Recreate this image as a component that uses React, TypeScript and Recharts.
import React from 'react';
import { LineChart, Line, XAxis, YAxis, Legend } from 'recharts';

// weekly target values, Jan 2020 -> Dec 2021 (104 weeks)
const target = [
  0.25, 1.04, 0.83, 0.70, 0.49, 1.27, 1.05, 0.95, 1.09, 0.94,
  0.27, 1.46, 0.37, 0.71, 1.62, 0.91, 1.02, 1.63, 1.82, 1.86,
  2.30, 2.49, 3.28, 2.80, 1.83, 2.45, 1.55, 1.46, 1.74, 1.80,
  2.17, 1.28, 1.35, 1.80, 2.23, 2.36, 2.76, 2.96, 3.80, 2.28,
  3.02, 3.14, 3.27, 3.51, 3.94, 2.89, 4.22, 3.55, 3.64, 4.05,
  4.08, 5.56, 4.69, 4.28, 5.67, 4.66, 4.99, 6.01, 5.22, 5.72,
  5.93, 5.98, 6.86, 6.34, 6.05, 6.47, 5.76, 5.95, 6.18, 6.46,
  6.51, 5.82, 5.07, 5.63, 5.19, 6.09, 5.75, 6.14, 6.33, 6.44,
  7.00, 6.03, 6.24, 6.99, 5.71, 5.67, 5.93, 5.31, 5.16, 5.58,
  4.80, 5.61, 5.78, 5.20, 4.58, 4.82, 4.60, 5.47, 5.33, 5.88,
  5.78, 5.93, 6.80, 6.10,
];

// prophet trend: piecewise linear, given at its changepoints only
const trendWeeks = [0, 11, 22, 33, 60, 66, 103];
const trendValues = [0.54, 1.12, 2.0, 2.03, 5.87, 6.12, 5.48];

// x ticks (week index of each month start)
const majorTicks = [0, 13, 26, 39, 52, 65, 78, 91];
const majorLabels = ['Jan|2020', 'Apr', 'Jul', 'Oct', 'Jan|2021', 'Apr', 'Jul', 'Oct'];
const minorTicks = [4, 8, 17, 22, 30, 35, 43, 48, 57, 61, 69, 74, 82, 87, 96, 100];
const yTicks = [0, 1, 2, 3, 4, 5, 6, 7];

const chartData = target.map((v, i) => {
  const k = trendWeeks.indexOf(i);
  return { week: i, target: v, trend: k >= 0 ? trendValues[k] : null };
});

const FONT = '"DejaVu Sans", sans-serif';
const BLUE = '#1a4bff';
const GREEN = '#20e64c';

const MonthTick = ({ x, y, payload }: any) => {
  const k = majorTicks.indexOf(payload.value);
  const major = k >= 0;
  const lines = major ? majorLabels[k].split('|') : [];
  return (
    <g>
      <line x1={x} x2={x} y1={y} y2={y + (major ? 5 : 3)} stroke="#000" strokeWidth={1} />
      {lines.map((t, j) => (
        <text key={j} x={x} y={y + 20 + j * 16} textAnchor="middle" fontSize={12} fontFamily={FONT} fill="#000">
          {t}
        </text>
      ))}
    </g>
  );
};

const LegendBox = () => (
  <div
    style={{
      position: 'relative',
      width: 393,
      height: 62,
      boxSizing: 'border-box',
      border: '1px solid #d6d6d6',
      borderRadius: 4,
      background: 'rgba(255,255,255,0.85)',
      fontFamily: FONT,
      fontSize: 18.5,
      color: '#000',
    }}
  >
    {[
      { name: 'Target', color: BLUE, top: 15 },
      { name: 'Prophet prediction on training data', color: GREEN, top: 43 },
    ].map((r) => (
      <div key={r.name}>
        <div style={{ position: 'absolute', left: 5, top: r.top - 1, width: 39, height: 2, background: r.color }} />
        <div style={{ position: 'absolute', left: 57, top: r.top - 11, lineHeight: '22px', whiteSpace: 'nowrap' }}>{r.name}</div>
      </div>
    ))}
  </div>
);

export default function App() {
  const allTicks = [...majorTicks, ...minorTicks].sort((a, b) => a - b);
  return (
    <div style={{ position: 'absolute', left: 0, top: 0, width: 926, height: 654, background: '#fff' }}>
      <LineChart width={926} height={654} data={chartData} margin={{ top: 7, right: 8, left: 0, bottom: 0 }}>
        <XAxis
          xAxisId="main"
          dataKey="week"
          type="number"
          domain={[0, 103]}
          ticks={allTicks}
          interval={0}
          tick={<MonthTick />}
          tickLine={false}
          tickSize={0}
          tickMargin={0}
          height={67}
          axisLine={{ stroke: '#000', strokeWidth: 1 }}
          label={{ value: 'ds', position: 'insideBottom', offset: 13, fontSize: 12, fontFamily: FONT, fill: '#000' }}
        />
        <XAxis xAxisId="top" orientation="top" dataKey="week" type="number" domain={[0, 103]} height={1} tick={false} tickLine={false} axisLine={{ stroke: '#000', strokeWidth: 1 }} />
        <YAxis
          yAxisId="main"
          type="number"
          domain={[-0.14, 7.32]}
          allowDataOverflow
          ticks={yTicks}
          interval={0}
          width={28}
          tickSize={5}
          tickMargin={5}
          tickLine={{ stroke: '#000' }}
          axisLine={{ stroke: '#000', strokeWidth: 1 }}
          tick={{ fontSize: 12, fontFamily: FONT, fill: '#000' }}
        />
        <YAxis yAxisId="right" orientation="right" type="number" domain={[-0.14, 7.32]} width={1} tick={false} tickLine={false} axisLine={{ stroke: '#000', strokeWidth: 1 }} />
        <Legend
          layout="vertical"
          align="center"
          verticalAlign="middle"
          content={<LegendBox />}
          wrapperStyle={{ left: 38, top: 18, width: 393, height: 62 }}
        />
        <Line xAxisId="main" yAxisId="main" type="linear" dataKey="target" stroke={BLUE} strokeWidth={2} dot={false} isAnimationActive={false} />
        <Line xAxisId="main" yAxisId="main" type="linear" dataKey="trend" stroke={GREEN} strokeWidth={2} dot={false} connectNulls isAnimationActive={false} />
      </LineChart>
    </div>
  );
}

——————

AIM: Each line from the top of the material above through the line with "XAxis, YAxis, Legend" must be echoed exactly, and no other line.

COMPLETED EXERCISE:
Recreate this image as a component that uses React, TypeScript and Recharts.
import React from 'react';
import { LineChart, Line, XAxis, YAxis, Legend } from 'recharts';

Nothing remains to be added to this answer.